Kaum Nutzen für die Gesundheit

Eine der wichtigsten Erkenntnisse: Das AH-Training, wie es bei vielen Vereinen durchgeführt wird, bringt nur bedingt positive Effekte für die Gesundheit. "So wie das Training derzeit läuft, macht das sicher Spaß, aber unter gesundheitlichen Aspekten ist das nicht optimal." Meyer rät deshalb, zumindest 20 Prozent der Trainingszeit mit einem Aufwärmprogramm zu verbinden. "Das Aufwärmen kann man dabei auch funktionell machen. Man kann beispielsweise Kräftigungsübungen einbauen oder Geschicklichkeits-Übungen und Koordination. Der Ball kann dabei ruhig mit dabei sein", erklärt Meyer.
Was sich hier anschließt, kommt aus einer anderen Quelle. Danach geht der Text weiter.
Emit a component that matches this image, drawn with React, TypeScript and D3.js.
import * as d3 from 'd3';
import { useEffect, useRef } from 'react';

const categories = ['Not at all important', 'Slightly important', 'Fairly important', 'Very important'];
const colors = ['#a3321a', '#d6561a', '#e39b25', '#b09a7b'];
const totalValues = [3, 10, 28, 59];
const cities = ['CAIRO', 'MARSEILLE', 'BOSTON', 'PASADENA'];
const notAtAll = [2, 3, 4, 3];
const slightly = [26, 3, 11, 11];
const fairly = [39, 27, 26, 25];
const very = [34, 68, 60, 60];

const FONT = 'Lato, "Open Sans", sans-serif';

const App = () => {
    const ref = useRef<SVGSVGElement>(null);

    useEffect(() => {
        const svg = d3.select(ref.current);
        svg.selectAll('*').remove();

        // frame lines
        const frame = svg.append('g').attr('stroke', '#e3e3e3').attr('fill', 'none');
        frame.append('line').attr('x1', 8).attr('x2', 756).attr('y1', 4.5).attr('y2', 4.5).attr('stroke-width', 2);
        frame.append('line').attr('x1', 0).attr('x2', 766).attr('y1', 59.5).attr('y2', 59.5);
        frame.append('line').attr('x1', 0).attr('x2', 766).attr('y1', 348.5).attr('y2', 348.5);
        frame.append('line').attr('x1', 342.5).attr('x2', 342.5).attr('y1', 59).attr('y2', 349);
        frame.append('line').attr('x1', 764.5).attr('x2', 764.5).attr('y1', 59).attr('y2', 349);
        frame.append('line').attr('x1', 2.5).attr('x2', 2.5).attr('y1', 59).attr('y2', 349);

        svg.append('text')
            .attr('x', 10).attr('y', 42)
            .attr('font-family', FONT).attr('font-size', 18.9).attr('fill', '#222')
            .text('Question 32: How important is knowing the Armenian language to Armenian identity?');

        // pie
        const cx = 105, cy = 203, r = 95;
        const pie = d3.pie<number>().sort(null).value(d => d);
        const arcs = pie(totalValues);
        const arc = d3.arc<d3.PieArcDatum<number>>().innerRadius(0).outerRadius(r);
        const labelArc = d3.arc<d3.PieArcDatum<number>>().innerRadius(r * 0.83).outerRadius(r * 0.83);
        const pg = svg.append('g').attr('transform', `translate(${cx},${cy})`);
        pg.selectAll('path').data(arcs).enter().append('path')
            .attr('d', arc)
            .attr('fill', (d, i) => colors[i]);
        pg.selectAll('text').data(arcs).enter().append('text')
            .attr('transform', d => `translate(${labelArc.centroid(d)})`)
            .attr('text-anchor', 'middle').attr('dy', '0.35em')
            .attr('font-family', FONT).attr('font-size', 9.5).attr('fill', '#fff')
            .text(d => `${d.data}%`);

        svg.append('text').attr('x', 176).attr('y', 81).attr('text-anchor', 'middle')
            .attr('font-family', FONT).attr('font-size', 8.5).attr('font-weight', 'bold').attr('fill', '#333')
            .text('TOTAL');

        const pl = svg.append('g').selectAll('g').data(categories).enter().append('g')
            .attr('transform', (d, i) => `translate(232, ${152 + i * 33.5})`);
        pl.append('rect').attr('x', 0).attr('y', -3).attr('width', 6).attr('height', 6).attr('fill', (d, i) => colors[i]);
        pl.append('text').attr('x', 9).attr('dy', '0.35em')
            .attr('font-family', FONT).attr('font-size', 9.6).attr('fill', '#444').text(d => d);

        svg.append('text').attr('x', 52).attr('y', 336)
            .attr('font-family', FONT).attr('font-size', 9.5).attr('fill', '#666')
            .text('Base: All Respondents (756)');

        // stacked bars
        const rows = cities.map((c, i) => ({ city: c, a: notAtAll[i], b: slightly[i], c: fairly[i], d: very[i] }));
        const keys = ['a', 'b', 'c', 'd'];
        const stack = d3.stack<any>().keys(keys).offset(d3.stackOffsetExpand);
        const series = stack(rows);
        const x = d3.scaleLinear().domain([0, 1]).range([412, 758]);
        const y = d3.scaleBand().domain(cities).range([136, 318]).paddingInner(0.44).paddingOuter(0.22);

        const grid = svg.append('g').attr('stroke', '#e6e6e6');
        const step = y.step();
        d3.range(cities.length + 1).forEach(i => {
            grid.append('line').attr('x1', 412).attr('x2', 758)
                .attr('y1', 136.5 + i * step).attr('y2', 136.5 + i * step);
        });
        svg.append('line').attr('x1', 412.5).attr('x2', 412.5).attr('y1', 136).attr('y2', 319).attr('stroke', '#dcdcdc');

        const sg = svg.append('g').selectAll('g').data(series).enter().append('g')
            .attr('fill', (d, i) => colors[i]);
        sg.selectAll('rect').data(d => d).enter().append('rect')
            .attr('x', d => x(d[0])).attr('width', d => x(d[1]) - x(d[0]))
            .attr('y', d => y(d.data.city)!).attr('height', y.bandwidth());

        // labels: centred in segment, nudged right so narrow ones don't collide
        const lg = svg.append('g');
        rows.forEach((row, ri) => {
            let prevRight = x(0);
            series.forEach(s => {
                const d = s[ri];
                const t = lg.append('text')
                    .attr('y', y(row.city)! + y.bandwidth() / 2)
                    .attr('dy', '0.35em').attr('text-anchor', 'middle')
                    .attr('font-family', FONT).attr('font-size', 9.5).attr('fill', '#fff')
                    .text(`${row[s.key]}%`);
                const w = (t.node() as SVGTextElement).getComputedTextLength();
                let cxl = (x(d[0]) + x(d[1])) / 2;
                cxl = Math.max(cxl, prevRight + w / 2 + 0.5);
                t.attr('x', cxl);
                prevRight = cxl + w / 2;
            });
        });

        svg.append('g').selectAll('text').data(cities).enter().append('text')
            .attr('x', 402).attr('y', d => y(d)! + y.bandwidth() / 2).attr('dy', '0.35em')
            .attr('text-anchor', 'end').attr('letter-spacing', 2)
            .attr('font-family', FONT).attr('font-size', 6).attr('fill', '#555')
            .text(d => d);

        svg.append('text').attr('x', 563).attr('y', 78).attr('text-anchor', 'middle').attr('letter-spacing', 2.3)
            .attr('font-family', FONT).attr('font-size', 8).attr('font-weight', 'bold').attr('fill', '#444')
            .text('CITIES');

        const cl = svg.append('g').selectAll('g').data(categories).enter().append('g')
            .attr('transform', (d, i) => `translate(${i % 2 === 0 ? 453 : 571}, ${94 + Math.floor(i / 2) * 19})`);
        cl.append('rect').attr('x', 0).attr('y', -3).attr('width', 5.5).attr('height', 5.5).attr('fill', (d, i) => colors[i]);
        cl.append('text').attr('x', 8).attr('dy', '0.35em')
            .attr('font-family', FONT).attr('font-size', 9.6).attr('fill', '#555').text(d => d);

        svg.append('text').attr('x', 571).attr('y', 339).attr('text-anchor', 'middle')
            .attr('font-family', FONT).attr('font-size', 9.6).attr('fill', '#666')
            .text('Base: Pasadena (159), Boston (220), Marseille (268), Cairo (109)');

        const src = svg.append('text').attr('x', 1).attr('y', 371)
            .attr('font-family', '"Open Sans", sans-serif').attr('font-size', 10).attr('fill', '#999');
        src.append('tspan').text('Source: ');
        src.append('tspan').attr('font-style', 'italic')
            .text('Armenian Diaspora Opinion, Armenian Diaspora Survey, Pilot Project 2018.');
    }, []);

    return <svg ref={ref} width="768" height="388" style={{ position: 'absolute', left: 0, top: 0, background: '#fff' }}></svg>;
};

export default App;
Als nur bedingt geeignet für das Aufwärmprogramm hat sich laut Meyer der vom Weltverband Fifa herausgegebene Leitfaden "Eleven plus" herausgestellt. Dieser beinhaltet elf verschiedene Übungen zum Warmmachen. Im Rahmen einer seiner Studien führte Meyer ein Projekt durch, bei dem eine Gruppe von AH-Teams das Aufwärmprogramm unter Anleitung durchführte, eine andere Gruppe nicht. "Das Programm hatte in der Ü-Fußball-Gruppe keinen positiven Effekt. Man muss dabei allerdings auch betonen, dass es nicht extra für den Ü-Fußball entwickelt wurde", erklärte Meyer. Warum es keinen Nutzen gab, darüber kann Meyer nur spekulieren. "Die meisten AH-Teams trainieren nur einmal pro Woche. Das ist zu wenig, um einen positiven Effekt zu erzielen. Zudem war zu merken, dass im Laufe der Saison die Motivation für das Programm nachließ. Einige Spieler kamen sogar extra zu spät, um nicht mitmachen zu müssen."
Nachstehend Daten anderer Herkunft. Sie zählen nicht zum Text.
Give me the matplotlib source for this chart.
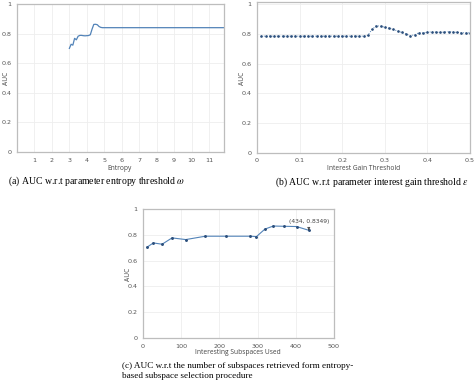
import numpy as np
import matplotlib.pyplot as plt

plt.rcParams['mathtext.fontset'] = 'stix'

# ---------------- data ----------------
# (a) entropy threshold
entropy_x = np.round(np.arange(3.0, 11.95, 0.1), 1)
entropy_auc = [
    0.700, 0.728, 0.722, 0.768, 0.758, 0.782, 0.788, 0.788, 0.786, 0.785,
    0.786, 0.787, 0.792, 0.830, 0.862, 0.863, 0.860, 0.848, 0.842, 0.840,
    0.840, 0.840, 0.840, 0.840, 0.840, 0.840, 0.840, 0.840, 0.840, 0.840,
    0.840, 0.840, 0.840, 0.840, 0.840, 0.840, 0.840, 0.840, 0.840, 0.840,
    0.840, 0.840, 0.840, 0.840, 0.840, 0.840, 0.840, 0.840, 0.840, 0.840,
    0.840, 0.840, 0.840, 0.840, 0.840, 0.840, 0.840, 0.840, 0.840, 0.840,
    0.840, 0.840, 0.840, 0.840, 0.840, 0.840, 0.840, 0.840, 0.840, 0.840,
    0.840, 0.840, 0.840, 0.840, 0.840, 0.840, 0.840, 0.840, 0.840, 0.840,
    0.840, 0.840, 0.840, 0.840, 0.840, 0.840, 0.840, 0.840, 0.840, 0.840,
]

# (b) interest gain threshold
gain_x = np.round(np.arange(0.01, 0.505, 0.01), 2)
gain_auc = [
    0.785, 0.785, 0.785, 0.785, 0.785, 0.785, 0.785, 0.785, 0.785, 0.785,
    0.785, 0.785, 0.785, 0.785, 0.785, 0.785, 0.785, 0.785, 0.785, 0.785,
    0.785, 0.785, 0.785, 0.785, 0.785, 0.790, 0.830, 0.855, 0.852, 0.845,
    0.838, 0.830, 0.820, 0.810, 0.800, 0.787, 0.795, 0.808, 0.806, 0.812,
    0.813, 0.812, 0.810, 0.812, 0.815, 0.813, 0.810, 0.808, 0.807, 0.807,
]

# (c) number of subspaces
sub_x = [11, 27, 50, 76, 112, 163, 217, 280, 297, 319, 341, 369, 402, 434]
sub_auc = [0.705, 0.737, 0.727, 0.776, 0.763, 0.789, 0.789, 0.789, 0.786,
           0.844, 0.868, 0.866, 0.864, 0.8349]

W, H = 474, 382
line_c = '#5283b8'
mark_c = '#2c4f7c'
tick_c = '#555555'
grid_c = '#eeeeee'
spine_c = '#bdbdbd'


def fx(px):
    return px / W


def fy(py):
    return 1 - py / H


def make_ax(fig, l, t, r, b):
    ax = fig.add_axes([fx(l), fy(b), fx(r) - fx(l), fy(t) - fy(b)])
    ax.grid(True, color=grid_c, lw=0.6)
    ax.set_axisbelow(True)
    for s in ax.spines.values():
        s.set_color(spine_c)
        s.set_linewidth(0.9)
    ax.tick_params(length=0, labelsize=4.6, colors=tick_c, pad=4)
    ax.set_ylim(0, 1)
    ax.set_yticks([0, 0.2, 0.4, 0.6, 0.8, 1])
    ax.set_yticklabels(['0', '0.2', '0.4', '0.6', '0.8', '1'])
    return ax


fig = plt.figure(figsize=(W / 100, H / 100), dpi=100)
label_kw = dict(fontsize=4.8, color='#444444', family='Open Sans')
cap_kw = dict(fontsize=7.0, family='Liberation Serif', color='black')

# ---- (a) ----
ax1 = make_ax(fig, 17, 4, 224, 152)
ax1.plot(entropy_x, entropy_auc, color=line_c, lw=0.9)
ax1.set_xlim(0, 11.86)
ax1.set_xticks(range(1, 12))
fig.text(fx(6), fy(78), 'AUC', rotation=90, ha='center', va='center', **label_kw)
fig.text(fx(120), fy(168), 'Entropy', ha='center', va='center', **label_kw)
fig.text(fx(8), fy(181), '(a) AUC w.r.t parameter entropy threshold $\\omega$',
         ha='left', va='center', **cap_kw)

# ---- (b) ----
ax2 = make_ax(fig, 257, 2, 470, 152.7)
ax2.set_ylim(0, 1.015)
ax2.plot(gain_x, gain_auc, color=line_c, lw=0.7, ls=':',
         marker='o', ms=0.9, mfc=mark_c, mec=mark_c)
ax2.set_xlim(0, 0.5)
ax2.set_xticks([0, 0.1, 0.2, 0.3, 0.4, 0.5])
ax2.set_xticklabels(['0', '0.1', '0.2', '0.3', '0.4', '0.5'])
fig.text(fx(243), fy(78), 'AUC', rotation=90, ha='center', va='center', **label_kw)
fig.text(fx(364), fy(169), 'Interest Gain Threshold', ha='center', va='center', **label_kw)
fig.text(fx(275), fy(182), '(b) AUC w.r.t parameter interest gain threshold $\\epsilon$',
         ha='left', va='center', **cap_kw)

# ---- (c) ----
ax3 = make_ax(fig, 143, 209, 334, 338)
ax3.plot(sub_x, sub_auc, color=line_c, lw=0.8,
         marker='o', ms=1.1, mfc=mark_c, mec=mark_c)
ax3.set_xlim(0, 500)
ax3.set_xticks([0, 100, 200, 300, 400, 500])
ax3.annotate('(434, 0.8349)', xy=(sub_x[-1], sub_auc[-1]), xytext=(434, 0.905),
             fontsize=4.3, color='#444444', ha='center', va='center',
             arrowprops=dict(arrowstyle='-|>', color='#444444', lw=0.5,
                             mutation_scale=4, shrinkA=2, shrinkB=0))
fig.text(fx(129), fy(274), 'AUC', rotation=90, ha='center', va='center', **label_kw)
fig.text(fx(238), fy(352), 'Interesting Subspaces Used', ha='center', va='center', **label_kw)
fig.text(fx(122), fy(366), '(c) AUC w.r.t the number of subspaces retrieved form entropy-',
         ha='left', va='center', fontsize=6.6, family='Liberation Serif', color='black')
fig.text(fx(122), fy(376), 'based subspace selection procedure',
         ha='left', va='center', fontsize=6.6, family='Liberation Serif', color='black')

fig.savefig('out.png', dpi=100)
Um richtig fit zu bleiben, rät Meyer älteren Fußballern zudem, sich neben dem oft nur einmal wöchentlich stattfindenden Fußballtraining noch anderweitig sportlich zu betätigen. Meyer und seine Kollegen vom Institut für Sport- und Präventivmedizin in Saarbrücken sind derzeit gerade dabei, in Zusammenarbeit mit der Bundeszentrale für gesundheitliche Aufklärung eine Broschüre für ein optimales Aufwärmtraining und einen guten Trainingsaufbau für den AH-Bereich zu entwickeln. Diese soll 2016 veröffentlicht werden. Dazu gibt es ein Programm "Fußball-Fitness", in dem Vorschläge zu ergänzenden sportlichen Aktivitäten neben dem Fußball gemacht werden.
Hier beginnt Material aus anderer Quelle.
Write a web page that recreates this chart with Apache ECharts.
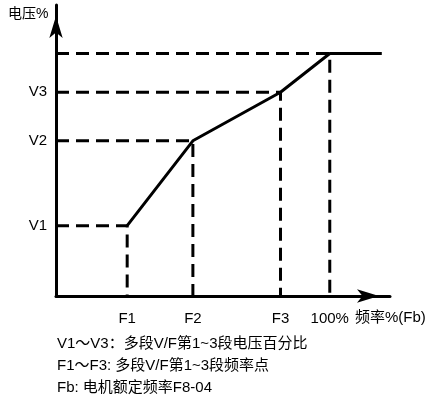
<!DOCTYPE html>
<html>
<head>
<meta charset="utf-8">
<script src="https://cdn.jsdelivr.net/npm/echarts@6/dist/echarts.min.js"></script>
<style>
  html, body { margin: 0; padding: 0; background: #fff; }
  #main { width: 428px; height: 399px; }
</style>
</head>
<body>
<div id="main"></div>
<script>
// 多段V/F曲线 数据
var freqPoints = [26, 50, 82, 100];      // F1, F2, F3, 100%
var voltPoints = [29, 64, 84, 100];      // V1, V2, V3, 100%
var freqLabels = ["F1", "F2", "F3", "100%"];
var voltLabels = ["V1", "V2", "V3"];
var freqEnd = 119;                        // 曲线延长到的频率
var notes = [
  "V1～V3：多段V/F第1~3段电压百分比",
  "F1～F3: 多段V/F第1~3段频率点",
  "Fb: 电机额定频率F8-04"
];

var FONT = "Liberation Sans, Arial, Noto Sans CJK SC";

var myChart = echarts.init(document.getElementById("main"));

// 虚线辅助线
var dashSeries = [];
for (var i = 0; i < freqPoints.length; i++) {
  dashSeries.push({
    type: "line",
    symbol: "none",
    silent: true,
    z: 2,
    lineStyle: { color: "#000", width: 3, type: [13, 7] },
    data: [[0, voltPoints[i]], [freqPoints[i], voltPoints[i]], [freqPoints[i], 0]]
  });
}

// 主曲线
var curveData = [];
for (var j = 0; j < freqPoints.length; j++) {
  curveData.push([freqPoints[j], voltPoints[j]]);
}
curveData.push([freqEnd, voltPoints[voltPoints.length - 1]]);

var graphics = [
  {
    type: "text", left: 8, top: 7,
    style: { text: "电压%", font: "14px " + FONT, fill: "#000" }
  },
  {
    type: "text", left: 355, top: 310,
    style: { text: "频率%(Fb)", font: "15px " + FONT, fill: "#000" }
  }
];
notes.forEach(function (t, k) {
  graphics.push({
    type: "text", left: 57, top: 336 + k * 22,
    style: { text: t, font: "15px " + FONT, fill: "#000" }
  });
});

myChart.setOption({
  animation: false,
  grid: { left: 56, right: 38, top: 5, bottom: 103, containLabel: false },
  xAxis: {
    type: "value",
    min: 0,
    max: 122,
    splitLine: { show: false },
    axisTick: { show: false },
    axisLine: {
      lineStyle: { color: "#000", width: 3 },
      symbol: ["none", "arrow"],
      symbolSize: [10, 22],
      symbolOffset: [0, -11]
    },
    axisLabel: {
      customValues: freqPoints,
      margin: 15,
      color: "#000",
      fontSize: 15,
      fontFamily: FONT,
      formatter: function (v) {
        var idx = freqPoints.indexOf(v);
        return idx >= 0 ? freqLabels[idx] : "";
      }
    }
  },
  yAxis: {
    type: "value",
    min: 0,
    max: 120,
    splitLine: { show: false },
    axisTick: { show: false },
    axisLine: {
      lineStyle: { color: "#000", width: 3 },
      symbol: ["none", "arrow"],
      symbolSize: [10, 22],
      symbolOffset: [0, -11]
    },
    axisLabel: {
      customValues: voltPoints.slice(0, 3),
      margin: 9,
      color: "#000",
      fontSize: 15,
      fontFamily: FONT,
      formatter: function (v) {
        var idx = voltPoints.indexOf(v);
        return idx >= 0 && idx < voltLabels.length ? voltLabels[idx] : "";
      }
    }
  },
  graphic: graphics,
  series: dashSeries.concat([
    {
      type: "line",
      symbol: "none",
      silent: true,
      z: 3,
      lineStyle: { color: "#000", width: 3 },
      data: curveData
    }
  ])
});
</script>
</body>
</html>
Meyer rät auch allen AH-Fußballern dazu, sich einem Medizin-Check mit einem Belastungs-EKG zu unterziehen, bei dem Vorerkrankungen am Herzen ausgeschlossen werden können. Wenn keine Vorerkrankungen vorlägen, könnten ältere Fußballer gerne auch an ihre Leistungsgrenze gehen. Denn das tun sie oft - sowohl im Training als auch im Spiel. Der Puls der gecheckten Spieler lag bei allen Einsätzen zwischen 77 und 99 Prozent des Maximalpulses.